EXERCISE
Copy out all of the data below with no alterations.
□ □ □ □
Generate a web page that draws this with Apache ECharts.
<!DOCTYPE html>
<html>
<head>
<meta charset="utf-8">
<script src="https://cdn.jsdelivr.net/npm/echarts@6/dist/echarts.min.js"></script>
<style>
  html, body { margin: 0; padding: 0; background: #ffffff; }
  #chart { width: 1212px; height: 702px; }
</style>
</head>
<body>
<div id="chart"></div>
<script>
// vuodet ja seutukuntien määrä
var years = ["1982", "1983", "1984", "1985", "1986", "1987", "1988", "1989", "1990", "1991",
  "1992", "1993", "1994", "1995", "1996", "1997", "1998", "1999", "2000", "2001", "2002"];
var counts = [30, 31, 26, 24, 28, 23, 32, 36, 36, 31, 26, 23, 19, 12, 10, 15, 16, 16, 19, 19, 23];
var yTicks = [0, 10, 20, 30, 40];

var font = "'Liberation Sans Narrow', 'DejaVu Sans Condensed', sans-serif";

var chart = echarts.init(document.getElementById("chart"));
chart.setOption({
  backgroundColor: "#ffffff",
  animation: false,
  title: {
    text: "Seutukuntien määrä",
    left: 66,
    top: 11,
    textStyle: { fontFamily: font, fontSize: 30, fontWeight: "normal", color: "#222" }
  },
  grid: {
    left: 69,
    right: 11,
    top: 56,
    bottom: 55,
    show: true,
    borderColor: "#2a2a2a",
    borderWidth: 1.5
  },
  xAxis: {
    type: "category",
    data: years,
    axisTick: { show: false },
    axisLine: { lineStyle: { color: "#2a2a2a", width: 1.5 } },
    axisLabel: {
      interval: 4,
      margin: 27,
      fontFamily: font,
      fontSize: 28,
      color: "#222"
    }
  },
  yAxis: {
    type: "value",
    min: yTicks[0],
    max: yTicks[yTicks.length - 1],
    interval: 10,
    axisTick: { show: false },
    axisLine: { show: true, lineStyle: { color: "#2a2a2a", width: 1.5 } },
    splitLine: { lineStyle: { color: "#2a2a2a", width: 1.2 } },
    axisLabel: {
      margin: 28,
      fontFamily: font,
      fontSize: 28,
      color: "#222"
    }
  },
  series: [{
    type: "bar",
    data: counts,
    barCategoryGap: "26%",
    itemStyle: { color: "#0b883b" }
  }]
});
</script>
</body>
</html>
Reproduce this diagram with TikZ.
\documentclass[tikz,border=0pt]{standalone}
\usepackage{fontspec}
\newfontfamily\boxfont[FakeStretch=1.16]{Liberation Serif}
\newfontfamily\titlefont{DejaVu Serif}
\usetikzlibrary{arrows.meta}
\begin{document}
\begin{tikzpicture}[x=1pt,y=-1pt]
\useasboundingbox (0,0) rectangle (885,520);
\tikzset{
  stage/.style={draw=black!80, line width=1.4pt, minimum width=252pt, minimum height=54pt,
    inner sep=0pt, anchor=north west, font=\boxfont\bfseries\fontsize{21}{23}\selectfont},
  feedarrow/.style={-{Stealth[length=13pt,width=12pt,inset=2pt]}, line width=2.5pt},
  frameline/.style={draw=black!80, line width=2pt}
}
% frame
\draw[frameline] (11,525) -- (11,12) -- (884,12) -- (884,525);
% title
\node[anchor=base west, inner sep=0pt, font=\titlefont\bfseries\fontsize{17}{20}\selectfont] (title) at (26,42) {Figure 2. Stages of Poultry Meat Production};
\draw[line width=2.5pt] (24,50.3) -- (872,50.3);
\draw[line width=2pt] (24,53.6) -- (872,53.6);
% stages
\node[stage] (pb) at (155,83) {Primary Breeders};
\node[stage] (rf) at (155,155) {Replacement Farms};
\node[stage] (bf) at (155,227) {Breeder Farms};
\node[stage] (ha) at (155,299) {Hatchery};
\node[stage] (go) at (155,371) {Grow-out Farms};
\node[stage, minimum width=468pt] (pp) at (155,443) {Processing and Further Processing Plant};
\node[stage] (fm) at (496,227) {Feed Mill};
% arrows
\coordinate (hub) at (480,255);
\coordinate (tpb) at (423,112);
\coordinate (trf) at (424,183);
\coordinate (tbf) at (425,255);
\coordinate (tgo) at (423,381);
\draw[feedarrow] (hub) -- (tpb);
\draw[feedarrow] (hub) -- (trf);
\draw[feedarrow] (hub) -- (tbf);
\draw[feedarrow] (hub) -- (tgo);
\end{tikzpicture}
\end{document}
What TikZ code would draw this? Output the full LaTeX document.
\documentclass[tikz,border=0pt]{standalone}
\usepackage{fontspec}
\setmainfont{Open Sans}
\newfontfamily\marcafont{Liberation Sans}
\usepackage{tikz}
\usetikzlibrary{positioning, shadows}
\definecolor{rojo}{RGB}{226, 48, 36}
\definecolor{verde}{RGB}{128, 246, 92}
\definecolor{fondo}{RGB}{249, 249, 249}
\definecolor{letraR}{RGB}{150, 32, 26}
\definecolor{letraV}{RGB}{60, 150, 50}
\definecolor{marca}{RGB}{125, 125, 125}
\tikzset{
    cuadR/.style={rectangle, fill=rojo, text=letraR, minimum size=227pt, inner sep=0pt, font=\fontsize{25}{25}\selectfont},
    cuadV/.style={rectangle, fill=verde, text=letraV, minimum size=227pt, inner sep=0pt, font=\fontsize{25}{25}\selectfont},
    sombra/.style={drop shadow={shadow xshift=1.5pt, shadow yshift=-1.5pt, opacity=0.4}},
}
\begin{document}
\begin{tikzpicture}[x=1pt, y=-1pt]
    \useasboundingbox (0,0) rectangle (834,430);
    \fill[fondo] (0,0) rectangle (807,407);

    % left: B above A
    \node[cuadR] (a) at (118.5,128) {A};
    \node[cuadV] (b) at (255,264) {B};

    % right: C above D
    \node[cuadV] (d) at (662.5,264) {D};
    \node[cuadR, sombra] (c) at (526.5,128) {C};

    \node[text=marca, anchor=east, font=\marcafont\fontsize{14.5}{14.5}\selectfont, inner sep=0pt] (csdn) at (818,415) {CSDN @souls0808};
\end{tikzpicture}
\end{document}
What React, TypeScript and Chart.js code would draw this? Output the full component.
□ □ □ □
EXERCISE ANSWER
Generate a web page that draws this with Apache ECharts.
<!DOCTYPE html>
<html>
<head>
<meta charset="utf-8">
<script src="https://cdn.jsdelivr.net/npm/echarts@6/dist/echarts.min.js"></script>
<style>
  html, body { margin: 0; padding: 0; background: #ffffff; }
  #chart { width: 1212px; height: 702px; }
</style>
</head>
<body>
<div id="chart"></div>
<script>
// vuodet ja seutukuntien määrä
var years = ["1982", "1983", "1984", "1985", "1986", "1987", "1988", "1989", "1990", "1991",
  "1992", "1993", "1994", "1995", "1996", "1997", "1998", "1999", "2000", "2001", "2002"];
var counts = [30, 31, 26, 24, 28, 23, 32, 36, 36, 31, 26, 23, 19, 12, 10, 15, 16, 16, 19, 19, 23];
var yTicks = [0, 10, 20, 30, 40];

var font = "'Liberation Sans Narrow', 'DejaVu Sans Condensed', sans-serif";

var chart = echarts.init(document.getElementById("chart"));
chart.setOption({
  backgroundColor: "#ffffff",
  animation: false,
  title: {
    text: "Seutukuntien määrä",
    left: 66,
    top: 11,
    textStyle: { fontFamily: font, fontSize: 30, fontWeight: "normal", color: "#222" }
  },
  grid: {
    left: 69,
    right: 11,
    top: 56,
    bottom: 55,
    show: true,
    borderColor: "#2a2a2a",
    borderWidth: 1.5
  },
  xAxis: {
    type: "category",
    data: years,
    axisTick: { show: false },
    axisLine: { lineStyle: { color: "#2a2a2a", width: 1.5 } },
    axisLabel: {
      interval: 4,
      margin: 27,
      fontFamily: font,
      fontSize: 28,
      color: "#222"
    }
  },
  yAxis: {
    type: "value",
    min: yTicks[0],
    max: yTicks[yTicks.length - 1],
    interval: 10,
    axisTick: { show: false },
    axisLine: { show: true, lineStyle: { color: "#2a2a2a", width: 1.5 } },
    splitLine: { lineStyle: { color: "#2a2a2a", width: 1.2 } },
    axisLabel: {
      margin: 28,
      fontFamily: font,
      fontSize: 28,
      color: "#222"
    }
  },
  series: [{
    type: "bar",
    data: counts,
    barCategoryGap: "26%",
    itemStyle: { color: "#0b883b" }
  }]
});
</script>
</body>
</html>
Reproduce this diagram with TikZ.
\documentclass[tikz,border=0pt]{standalone}
\usepackage{fontspec}
\newfontfamily\boxfont[FakeStretch=1.16]{Liberation Serif}
\newfontfamily\titlefont{DejaVu Serif}
\usetikzlibrary{arrows.meta}
\begin{document}
\begin{tikzpicture}[x=1pt,y=-1pt]
\useasboundingbox (0,0) rectangle (885,520);
\tikzset{
  stage/.style={draw=black!80, line width=1.4pt, minimum width=252pt, minimum height=54pt,
    inner sep=0pt, anchor=north west, font=\boxfont\bfseries\fontsize{21}{23}\selectfont},
  feedarrow/.style={-{Stealth[length=13pt,width=12pt,inset=2pt]}, line width=2.5pt},
  frameline/.style={draw=black!80, line width=2pt}
}
% frame
\draw[frameline] (11,525) -- (11,12) -- (884,12) -- (884,525);
% title
\node[anchor=base west, inner sep=0pt, font=\titlefont\bfseries\fontsize{17}{20}\selectfont] (title) at (26,42) {Figure 2. Stages of Poultry Meat Production};
\draw[line width=2.5pt] (24,50.3) -- (872,50.3);
\draw[line width=2pt] (24,53.6) -- (872,53.6);
% stages
\node[stage] (pb) at (155,83) {Primary Breeders};
\node[stage] (rf) at (155,155) {Replacement Farms};
\node[stage] (bf) at (155,227) {Breeder Farms};
\node[stage] (ha) at (155,299) {Hatchery};
\node[stage] (go) at (155,371) {Grow-out Farms};
\node[stage, minimum width=468pt] (pp) at (155,443) {Processing and Further Processing Plant};
\node[stage] (fm) at (496,227) {Feed Mill};
% arrows
\coordinate (hub) at (480,255);
\coordinate (tpb) at (423,112);
\coordinate (trf) at (424,183);
\coordinate (tbf) at (425,255);
\coordinate (tgo) at (423,381);
\draw[feedarrow] (hub) -- (tpb);
\draw[feedarrow] (hub) -- (trf);
\draw[feedarrow] (hub) -- (tbf);
\draw[feedarrow] (hub) -- (tgo);
\end{tikzpicture}
\end{document}
What TikZ code would draw this? Output the full LaTeX document.
\documentclass[tikz,border=0pt]{standalone}
\usepackage{fontspec}
\setmainfont{Open Sans}
\newfontfamily\marcafont{Liberation Sans}
\usepackage{tikz}
\usetikzlibrary{positioning, shadows}
\definecolor{rojo}{RGB}{226, 48, 36}
\definecolor{verde}{RGB}{128, 246, 92}
\definecolor{fondo}{RGB}{249, 249, 249}
\definecolor{letraR}{RGB}{150, 32, 26}
\definecolor{letraV}{RGB}{60, 150, 50}
\definecolor{marca}{RGB}{125, 125, 125}
\tikzset{
    cuadR/.style={rectangle, fill=rojo, text=letraR, minimum size=227pt, inner sep=0pt, font=\fontsize{25}{25}\selectfont},
    cuadV/.style={rectangle, fill=verde, text=letraV, minimum size=227pt, inner sep=0pt, font=\fontsize{25}{25}\selectfont},
    sombra/.style={drop shadow={shadow xshift=1.5pt, shadow yshift=-1.5pt, opacity=0.4}},
}
\begin{document}
\begin{tikzpicture}[x=1pt, y=-1pt]
    \useasboundingbox (0,0) rectangle (834,430);
    \fill[fondo] (0,0) rectangle (807,407);

    % left: B above A
    \node[cuadR] (a) at (118.5,128) {A};
    \node[cuadV] (b) at (255,264) {B};

    % right: C above D
    \node[cuadV] (d) at (662.5,264) {D};
    \node[cuadR, sombra] (c) at (526.5,128) {C};

    \node[text=marca, anchor=east, font=\marcafont\fontsize{14.5}{14.5}\selectfont, inner sep=0pt] (csdn) at (818,415) {CSDN @souls0808};
\end{tikzpicture}
\end{document}
What React, TypeScript and Chart.js code would draw this? Output the full component.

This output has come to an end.